§ SHORT EXERCISE
Retype these lines and no others: the line holding "Write the Bokeh code for this chart.", the line holding "CAP_W = 0.125", and all lines between them. Pictures stay out.

§ TASK INPUT
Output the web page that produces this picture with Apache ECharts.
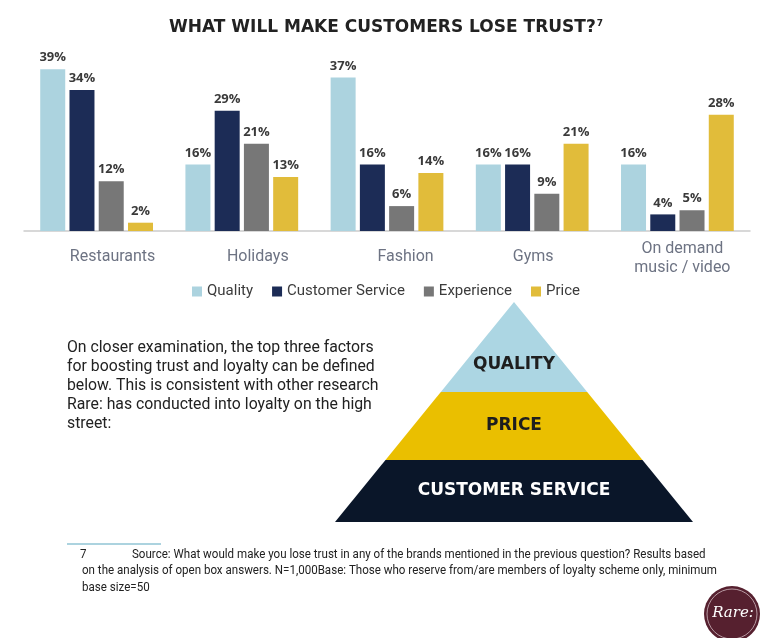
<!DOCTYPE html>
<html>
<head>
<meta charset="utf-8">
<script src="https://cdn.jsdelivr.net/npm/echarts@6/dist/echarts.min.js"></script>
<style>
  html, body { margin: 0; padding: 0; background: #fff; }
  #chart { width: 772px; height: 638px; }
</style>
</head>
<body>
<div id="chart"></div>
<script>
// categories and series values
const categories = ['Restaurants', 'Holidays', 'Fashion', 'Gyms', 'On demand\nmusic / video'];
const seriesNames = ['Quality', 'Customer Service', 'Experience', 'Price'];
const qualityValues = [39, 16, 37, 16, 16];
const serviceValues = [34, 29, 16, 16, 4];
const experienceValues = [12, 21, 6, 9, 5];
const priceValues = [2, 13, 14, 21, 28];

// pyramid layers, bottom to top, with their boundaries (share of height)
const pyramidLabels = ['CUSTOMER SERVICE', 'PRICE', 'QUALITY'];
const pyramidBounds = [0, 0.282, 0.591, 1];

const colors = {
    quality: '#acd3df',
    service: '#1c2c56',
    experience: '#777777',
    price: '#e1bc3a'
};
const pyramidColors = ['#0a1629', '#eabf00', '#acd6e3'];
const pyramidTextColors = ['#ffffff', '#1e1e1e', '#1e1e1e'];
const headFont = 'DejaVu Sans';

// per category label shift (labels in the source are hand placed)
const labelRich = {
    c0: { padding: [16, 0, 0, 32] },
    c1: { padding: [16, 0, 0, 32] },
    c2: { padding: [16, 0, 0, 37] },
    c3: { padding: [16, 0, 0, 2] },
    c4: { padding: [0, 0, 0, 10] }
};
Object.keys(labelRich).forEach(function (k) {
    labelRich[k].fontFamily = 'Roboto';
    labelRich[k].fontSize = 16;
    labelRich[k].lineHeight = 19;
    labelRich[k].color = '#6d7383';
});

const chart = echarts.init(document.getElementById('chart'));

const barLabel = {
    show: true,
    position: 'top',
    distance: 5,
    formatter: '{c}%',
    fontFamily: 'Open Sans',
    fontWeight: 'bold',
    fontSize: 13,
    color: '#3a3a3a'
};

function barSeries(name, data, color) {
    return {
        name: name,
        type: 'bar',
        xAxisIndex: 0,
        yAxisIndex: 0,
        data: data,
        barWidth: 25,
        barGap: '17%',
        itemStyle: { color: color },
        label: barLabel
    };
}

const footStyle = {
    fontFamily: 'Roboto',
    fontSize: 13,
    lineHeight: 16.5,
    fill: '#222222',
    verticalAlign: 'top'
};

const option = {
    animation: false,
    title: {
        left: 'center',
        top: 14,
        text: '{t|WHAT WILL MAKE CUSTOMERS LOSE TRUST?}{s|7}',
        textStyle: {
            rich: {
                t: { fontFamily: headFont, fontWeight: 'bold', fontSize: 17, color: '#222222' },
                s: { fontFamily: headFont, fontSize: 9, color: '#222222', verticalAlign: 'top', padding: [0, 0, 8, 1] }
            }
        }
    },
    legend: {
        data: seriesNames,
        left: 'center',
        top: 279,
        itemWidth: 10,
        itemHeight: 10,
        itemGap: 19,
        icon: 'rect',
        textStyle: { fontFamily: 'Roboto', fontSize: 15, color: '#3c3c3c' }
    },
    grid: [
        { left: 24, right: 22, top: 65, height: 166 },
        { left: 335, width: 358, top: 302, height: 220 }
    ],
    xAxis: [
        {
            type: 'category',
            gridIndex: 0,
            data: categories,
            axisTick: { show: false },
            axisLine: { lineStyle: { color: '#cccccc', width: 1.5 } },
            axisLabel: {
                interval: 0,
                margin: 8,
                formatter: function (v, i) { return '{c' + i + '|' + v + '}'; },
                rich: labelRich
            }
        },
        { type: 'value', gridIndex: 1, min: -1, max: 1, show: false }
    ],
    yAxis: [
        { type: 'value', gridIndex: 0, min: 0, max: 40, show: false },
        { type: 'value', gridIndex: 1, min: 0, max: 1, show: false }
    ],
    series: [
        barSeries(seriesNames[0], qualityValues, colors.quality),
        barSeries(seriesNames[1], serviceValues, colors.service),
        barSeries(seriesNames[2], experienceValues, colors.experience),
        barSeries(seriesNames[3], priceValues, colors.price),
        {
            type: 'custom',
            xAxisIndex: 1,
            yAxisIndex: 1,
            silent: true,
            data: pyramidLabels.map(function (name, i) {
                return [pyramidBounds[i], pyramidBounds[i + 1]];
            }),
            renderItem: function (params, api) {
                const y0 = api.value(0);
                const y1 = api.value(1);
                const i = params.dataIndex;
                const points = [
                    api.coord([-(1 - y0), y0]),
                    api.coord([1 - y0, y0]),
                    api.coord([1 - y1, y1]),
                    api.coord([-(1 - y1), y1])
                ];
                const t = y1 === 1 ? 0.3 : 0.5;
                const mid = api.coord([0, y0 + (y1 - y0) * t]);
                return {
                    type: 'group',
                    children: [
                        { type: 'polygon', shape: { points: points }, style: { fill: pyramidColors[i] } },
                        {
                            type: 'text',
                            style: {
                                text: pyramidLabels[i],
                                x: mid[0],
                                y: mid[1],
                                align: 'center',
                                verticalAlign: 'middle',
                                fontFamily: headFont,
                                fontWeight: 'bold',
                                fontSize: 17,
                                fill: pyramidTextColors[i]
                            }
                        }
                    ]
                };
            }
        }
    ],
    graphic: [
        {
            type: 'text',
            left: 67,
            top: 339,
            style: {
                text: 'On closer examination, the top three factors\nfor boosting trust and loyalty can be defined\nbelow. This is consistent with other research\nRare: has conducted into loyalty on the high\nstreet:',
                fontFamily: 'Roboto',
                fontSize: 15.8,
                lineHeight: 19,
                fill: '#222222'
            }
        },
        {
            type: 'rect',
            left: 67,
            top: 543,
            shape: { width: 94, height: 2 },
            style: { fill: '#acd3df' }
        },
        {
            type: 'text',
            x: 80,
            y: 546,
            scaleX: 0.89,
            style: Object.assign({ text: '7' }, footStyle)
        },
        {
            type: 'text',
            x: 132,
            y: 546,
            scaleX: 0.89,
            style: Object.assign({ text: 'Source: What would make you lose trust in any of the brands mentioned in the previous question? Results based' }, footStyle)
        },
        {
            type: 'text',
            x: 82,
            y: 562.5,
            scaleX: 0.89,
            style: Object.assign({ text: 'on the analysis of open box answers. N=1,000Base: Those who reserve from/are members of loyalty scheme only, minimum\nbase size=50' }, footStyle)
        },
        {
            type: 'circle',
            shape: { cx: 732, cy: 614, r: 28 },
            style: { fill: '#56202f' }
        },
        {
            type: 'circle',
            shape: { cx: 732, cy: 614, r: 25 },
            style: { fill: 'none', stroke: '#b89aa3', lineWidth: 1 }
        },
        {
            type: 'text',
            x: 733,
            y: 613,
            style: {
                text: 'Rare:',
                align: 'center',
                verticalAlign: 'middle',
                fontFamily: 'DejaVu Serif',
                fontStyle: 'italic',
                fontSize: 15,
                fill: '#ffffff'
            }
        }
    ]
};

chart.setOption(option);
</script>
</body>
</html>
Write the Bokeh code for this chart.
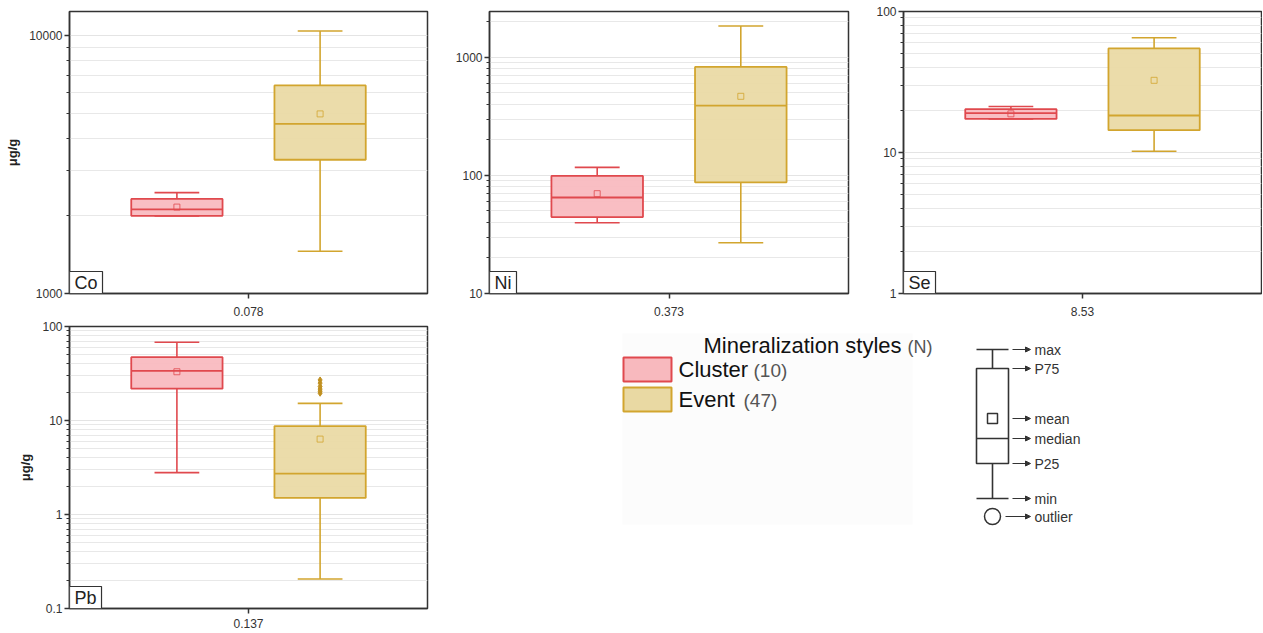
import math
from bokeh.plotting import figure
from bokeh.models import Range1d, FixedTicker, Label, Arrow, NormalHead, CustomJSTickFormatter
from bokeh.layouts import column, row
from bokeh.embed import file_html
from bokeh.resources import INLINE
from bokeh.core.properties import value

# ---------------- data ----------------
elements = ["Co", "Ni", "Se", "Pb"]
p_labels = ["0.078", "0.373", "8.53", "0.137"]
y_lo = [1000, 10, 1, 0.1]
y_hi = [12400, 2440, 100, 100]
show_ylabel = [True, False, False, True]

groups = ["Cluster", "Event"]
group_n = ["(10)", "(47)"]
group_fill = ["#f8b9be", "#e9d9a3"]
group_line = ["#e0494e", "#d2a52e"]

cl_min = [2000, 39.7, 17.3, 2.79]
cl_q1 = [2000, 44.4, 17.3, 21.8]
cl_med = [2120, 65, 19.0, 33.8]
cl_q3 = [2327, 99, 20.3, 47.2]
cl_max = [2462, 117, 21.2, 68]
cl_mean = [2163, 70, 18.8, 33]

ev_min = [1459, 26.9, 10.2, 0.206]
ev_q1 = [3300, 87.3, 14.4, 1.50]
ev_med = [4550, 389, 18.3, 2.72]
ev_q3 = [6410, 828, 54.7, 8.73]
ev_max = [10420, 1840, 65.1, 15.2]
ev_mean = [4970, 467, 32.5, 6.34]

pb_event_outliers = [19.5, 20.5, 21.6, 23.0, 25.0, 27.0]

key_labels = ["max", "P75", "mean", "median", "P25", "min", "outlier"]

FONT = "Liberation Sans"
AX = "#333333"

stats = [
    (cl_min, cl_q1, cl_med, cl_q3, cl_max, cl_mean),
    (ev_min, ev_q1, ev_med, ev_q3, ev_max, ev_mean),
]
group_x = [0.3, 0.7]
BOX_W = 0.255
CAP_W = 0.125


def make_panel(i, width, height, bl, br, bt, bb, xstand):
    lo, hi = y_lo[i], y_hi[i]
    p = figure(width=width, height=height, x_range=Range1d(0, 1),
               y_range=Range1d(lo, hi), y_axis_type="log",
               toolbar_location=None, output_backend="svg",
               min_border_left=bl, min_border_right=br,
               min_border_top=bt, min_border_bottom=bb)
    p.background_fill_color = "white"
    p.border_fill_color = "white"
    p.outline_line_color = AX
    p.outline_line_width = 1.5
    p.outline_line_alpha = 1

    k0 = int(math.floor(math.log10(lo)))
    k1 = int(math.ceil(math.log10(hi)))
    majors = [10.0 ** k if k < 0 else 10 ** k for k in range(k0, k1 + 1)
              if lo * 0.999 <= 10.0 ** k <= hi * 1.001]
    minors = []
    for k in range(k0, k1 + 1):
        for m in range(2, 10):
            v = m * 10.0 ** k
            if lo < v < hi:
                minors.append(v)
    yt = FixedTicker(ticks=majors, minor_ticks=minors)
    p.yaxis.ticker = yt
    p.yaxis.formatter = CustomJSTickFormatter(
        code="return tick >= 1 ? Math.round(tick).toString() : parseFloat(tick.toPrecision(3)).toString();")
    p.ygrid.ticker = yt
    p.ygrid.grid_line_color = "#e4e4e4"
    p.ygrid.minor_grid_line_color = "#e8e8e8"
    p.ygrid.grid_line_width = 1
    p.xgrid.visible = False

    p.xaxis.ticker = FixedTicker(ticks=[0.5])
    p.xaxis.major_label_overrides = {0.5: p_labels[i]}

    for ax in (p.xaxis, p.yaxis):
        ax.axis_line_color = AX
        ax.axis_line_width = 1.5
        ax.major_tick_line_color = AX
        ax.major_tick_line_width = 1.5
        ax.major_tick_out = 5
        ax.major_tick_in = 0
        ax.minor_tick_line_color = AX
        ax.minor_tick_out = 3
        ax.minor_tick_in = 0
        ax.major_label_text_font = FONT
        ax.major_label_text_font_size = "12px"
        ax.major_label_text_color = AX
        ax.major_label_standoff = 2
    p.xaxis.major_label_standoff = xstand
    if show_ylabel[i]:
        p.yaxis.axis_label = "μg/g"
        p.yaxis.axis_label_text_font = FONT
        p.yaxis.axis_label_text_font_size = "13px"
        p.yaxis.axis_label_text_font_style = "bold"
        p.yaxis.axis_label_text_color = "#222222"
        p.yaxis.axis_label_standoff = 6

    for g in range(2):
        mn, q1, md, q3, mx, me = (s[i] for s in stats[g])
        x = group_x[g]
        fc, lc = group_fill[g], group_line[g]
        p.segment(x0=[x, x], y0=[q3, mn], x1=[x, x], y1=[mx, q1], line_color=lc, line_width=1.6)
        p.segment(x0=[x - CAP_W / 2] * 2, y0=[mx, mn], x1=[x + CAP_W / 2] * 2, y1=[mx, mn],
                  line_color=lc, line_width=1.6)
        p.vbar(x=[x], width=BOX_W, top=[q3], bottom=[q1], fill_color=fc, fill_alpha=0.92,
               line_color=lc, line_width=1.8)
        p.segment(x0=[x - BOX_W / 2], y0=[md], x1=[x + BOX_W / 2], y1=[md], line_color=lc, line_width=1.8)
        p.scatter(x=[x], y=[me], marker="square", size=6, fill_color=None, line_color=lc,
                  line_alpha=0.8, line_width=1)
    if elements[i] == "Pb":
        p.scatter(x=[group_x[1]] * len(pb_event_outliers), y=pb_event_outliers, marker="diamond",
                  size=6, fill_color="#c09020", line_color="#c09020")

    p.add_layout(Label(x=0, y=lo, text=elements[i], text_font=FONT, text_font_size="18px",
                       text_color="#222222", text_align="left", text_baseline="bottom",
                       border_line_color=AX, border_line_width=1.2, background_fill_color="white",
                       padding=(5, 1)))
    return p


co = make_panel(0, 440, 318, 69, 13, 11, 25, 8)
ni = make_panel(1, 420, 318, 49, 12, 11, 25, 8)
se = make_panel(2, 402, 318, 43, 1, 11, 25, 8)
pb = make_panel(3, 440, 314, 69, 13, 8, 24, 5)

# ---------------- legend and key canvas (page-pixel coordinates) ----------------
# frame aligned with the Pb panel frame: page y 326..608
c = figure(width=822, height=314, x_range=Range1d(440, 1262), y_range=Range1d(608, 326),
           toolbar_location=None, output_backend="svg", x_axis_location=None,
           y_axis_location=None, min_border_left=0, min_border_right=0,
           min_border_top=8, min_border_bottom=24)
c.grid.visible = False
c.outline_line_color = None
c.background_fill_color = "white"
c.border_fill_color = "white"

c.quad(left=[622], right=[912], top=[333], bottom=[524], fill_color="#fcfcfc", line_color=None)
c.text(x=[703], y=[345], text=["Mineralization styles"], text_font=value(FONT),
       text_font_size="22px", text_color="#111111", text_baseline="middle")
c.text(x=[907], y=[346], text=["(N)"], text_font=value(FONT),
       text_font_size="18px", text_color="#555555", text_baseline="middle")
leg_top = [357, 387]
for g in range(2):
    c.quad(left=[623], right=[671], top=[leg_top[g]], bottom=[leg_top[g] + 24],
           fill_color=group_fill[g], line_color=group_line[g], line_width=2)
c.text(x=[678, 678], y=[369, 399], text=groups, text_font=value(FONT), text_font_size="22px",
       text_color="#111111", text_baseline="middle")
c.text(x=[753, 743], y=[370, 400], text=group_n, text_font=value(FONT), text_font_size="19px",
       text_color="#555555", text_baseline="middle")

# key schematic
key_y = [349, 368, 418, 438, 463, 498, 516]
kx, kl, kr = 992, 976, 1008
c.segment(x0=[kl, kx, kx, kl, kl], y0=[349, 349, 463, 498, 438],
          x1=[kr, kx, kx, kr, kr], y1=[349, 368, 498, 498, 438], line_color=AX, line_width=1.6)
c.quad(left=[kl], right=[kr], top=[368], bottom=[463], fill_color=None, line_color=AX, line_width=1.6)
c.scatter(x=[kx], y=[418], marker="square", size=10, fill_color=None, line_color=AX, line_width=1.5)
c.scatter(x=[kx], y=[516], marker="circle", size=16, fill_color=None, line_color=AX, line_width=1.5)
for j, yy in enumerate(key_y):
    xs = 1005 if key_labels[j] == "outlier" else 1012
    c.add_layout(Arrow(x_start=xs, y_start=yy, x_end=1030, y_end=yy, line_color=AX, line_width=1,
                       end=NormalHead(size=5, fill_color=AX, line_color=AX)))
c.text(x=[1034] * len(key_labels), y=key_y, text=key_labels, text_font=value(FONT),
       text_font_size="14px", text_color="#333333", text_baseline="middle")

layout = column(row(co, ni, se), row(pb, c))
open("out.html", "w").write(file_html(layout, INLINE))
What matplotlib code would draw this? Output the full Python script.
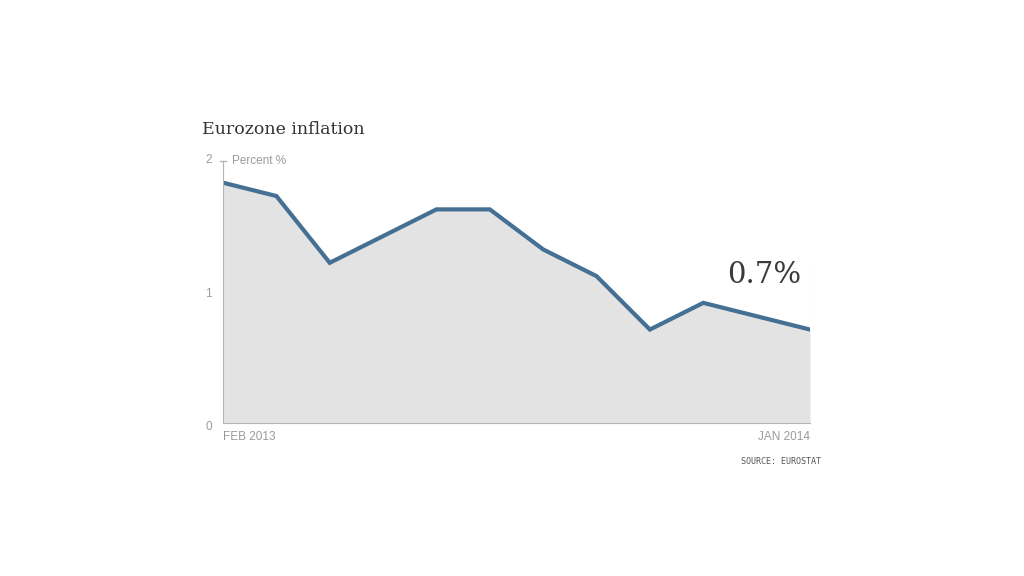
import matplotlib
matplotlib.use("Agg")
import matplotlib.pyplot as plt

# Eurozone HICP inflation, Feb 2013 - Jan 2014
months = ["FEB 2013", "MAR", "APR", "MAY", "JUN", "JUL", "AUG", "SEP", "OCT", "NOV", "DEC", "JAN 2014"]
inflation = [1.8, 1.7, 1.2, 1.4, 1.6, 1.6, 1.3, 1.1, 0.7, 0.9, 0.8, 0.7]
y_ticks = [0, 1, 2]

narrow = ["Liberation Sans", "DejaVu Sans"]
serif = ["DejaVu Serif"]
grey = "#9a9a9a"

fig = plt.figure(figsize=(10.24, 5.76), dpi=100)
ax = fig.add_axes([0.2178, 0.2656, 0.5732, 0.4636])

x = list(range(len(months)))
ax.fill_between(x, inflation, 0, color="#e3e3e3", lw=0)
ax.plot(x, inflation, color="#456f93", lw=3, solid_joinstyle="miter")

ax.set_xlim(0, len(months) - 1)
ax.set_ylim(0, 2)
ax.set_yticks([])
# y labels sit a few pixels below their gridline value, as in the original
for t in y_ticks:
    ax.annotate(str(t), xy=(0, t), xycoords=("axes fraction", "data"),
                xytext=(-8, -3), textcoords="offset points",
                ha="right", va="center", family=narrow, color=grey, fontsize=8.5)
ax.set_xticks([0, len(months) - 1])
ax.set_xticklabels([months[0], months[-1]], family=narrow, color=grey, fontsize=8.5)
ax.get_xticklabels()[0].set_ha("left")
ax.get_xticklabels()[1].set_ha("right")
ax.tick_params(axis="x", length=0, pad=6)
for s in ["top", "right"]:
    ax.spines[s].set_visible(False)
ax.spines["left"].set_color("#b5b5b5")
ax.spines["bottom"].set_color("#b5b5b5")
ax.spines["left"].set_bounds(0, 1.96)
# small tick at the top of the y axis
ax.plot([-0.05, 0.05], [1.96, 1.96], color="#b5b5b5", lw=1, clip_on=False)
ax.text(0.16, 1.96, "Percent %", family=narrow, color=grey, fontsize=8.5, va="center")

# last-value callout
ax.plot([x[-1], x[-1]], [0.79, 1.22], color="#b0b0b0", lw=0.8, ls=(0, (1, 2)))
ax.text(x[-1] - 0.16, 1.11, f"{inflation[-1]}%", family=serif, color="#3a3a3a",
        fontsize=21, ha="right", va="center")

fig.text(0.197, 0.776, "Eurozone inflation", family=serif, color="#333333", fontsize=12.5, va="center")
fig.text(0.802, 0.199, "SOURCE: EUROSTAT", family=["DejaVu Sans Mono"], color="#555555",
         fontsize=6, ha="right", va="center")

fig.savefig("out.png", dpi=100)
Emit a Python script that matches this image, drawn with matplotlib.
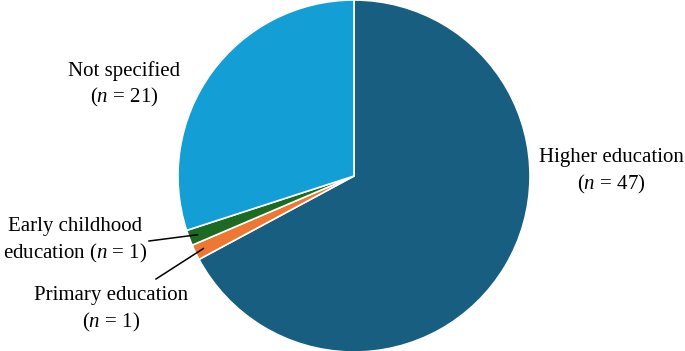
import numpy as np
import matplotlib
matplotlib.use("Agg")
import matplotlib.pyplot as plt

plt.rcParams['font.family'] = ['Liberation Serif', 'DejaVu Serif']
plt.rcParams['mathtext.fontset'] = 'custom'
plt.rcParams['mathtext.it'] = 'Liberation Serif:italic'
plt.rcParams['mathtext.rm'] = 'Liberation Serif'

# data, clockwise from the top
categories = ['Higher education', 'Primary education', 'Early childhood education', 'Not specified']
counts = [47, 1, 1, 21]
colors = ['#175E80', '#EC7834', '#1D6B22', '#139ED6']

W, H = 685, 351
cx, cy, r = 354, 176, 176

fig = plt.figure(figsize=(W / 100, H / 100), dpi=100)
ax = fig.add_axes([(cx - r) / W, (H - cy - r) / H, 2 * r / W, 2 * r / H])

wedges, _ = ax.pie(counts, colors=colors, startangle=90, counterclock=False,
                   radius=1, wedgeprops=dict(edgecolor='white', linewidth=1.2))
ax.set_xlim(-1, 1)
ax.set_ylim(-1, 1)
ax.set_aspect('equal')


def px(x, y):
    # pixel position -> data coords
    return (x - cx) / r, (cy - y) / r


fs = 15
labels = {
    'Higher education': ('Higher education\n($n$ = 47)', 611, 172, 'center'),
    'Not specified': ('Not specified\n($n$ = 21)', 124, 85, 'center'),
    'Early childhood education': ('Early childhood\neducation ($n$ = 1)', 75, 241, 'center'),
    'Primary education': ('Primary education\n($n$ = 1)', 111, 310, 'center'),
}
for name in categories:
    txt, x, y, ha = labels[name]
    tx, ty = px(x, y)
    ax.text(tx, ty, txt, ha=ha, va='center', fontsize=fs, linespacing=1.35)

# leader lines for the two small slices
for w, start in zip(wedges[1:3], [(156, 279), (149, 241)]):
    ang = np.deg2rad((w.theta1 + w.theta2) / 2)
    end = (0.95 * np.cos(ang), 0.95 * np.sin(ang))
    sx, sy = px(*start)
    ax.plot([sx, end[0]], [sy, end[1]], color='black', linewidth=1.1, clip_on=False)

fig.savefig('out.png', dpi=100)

§ RESULT BELOW
Write the Bokeh code for this chart.
import math
from bokeh.plotting import figure
from bokeh.models import Range1d, FixedTicker, Label, Arrow, NormalHead, CustomJSTickFormatter
from bokeh.layouts import column, row
from bokeh.embed import file_html
from bokeh.resources import INLINE
from bokeh.core.properties import value

# ---------------- data ----------------
elements = ["Co", "Ni", "Se", "Pb"]
p_labels = ["0.078", "0.373", "8.53", "0.137"]
y_lo = [1000, 10, 1, 0.1]
y_hi = [12400, 2440, 100, 100]
show_ylabel = [True, False, False, True]

groups = ["Cluster", "Event"]
group_n = ["(10)", "(47)"]
group_fill = ["#f8b9be", "#e9d9a3"]
group_line = ["#e0494e", "#d2a52e"]

cl_min = [2000, 39.7, 17.3, 2.79]
cl_q1 = [2000, 44.4, 17.3, 21.8]
cl_med = [2120, 65, 19.0, 33.8]
cl_q3 = [2327, 99, 20.3, 47.2]
cl_max = [2462, 117, 21.2, 68]
cl_mean = [2163, 70, 18.8, 33]

ev_min = [1459, 26.9, 10.2, 0.206]
ev_q1 = [3300, 87.3, 14.4, 1.50]
ev_med = [4550, 389, 18.3, 2.72]
ev_q3 = [6410, 828, 54.7, 8.73]
ev_max = [10420, 1840, 65.1, 15.2]
ev_mean = [4970, 467, 32.5, 6.34]

pb_event_outliers = [19.5, 20.5, 21.6, 23.0, 25.0, 27.0]

key_labels = ["max", "P75", "mean", "median", "P25", "min", "outlier"]

FONT = "Liberation Sans"
AX = "#333333"

stats = [
    (cl_min, cl_q1, cl_med, cl_q3, cl_max, cl_mean),
    (ev_min, ev_q1, ev_med, ev_q3, ev_max, ev_mean),
]
group_x = [0.3, 0.7]
BOX_W = 0.255
CAP_W = 0.125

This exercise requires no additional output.